PROBLEM TO WORK ON: Collect every line below that contains the word "this".

INFORMATION SUPPLIED:

-- Start --

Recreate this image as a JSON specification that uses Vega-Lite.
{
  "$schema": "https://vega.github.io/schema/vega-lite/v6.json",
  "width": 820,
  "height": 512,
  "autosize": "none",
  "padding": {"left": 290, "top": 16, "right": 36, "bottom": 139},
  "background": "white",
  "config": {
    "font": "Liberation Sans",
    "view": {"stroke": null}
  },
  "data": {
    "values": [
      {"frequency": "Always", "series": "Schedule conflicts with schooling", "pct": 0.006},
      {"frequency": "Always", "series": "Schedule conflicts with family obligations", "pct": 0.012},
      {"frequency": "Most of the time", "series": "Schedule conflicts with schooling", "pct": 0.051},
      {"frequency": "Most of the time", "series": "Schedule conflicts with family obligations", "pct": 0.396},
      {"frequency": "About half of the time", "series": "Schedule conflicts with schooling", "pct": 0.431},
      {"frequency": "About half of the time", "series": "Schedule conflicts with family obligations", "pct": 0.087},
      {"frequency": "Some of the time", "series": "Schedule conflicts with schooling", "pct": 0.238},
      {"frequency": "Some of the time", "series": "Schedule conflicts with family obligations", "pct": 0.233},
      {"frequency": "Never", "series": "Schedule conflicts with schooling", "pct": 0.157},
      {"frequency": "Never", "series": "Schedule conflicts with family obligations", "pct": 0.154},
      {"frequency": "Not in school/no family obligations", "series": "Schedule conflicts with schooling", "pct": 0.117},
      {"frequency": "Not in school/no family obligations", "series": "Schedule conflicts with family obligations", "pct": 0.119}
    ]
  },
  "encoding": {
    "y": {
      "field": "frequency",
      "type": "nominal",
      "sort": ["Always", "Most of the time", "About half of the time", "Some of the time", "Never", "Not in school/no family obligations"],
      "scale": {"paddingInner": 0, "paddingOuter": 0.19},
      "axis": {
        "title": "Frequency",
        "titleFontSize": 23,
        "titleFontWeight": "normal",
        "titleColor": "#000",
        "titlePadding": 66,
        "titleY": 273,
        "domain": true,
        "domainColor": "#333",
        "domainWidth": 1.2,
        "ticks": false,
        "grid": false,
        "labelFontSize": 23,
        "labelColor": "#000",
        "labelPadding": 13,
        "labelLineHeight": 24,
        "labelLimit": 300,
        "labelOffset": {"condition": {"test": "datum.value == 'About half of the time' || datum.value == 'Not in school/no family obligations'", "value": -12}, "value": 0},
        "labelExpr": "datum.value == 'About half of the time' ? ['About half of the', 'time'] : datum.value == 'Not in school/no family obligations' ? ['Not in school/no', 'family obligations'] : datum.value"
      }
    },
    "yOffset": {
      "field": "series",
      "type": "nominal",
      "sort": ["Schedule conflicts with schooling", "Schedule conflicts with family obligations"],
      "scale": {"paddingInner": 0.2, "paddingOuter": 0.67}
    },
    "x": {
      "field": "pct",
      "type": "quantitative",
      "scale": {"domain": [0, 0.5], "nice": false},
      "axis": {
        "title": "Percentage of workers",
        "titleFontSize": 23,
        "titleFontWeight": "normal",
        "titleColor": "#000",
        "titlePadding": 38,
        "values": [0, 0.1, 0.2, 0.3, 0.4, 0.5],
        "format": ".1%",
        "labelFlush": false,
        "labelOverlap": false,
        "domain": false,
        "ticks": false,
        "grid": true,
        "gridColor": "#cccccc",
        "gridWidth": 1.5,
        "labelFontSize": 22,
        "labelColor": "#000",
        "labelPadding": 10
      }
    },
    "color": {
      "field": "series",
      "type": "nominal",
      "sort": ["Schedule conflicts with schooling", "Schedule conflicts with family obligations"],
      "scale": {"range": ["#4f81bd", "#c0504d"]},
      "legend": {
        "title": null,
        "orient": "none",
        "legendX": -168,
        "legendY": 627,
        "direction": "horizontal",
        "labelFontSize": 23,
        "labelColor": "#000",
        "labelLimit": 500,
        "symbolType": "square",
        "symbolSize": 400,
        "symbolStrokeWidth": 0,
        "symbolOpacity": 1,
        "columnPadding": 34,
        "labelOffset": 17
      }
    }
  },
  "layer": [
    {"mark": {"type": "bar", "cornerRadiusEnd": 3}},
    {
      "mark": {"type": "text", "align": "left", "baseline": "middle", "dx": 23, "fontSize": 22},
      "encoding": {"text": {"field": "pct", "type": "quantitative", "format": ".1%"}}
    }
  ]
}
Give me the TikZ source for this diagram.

-- End --

SOLUTION TO THE EXERCISE:
Recreate this image as a JSON specification that uses Vega-Lite.
Give me the TikZ source for this diagram.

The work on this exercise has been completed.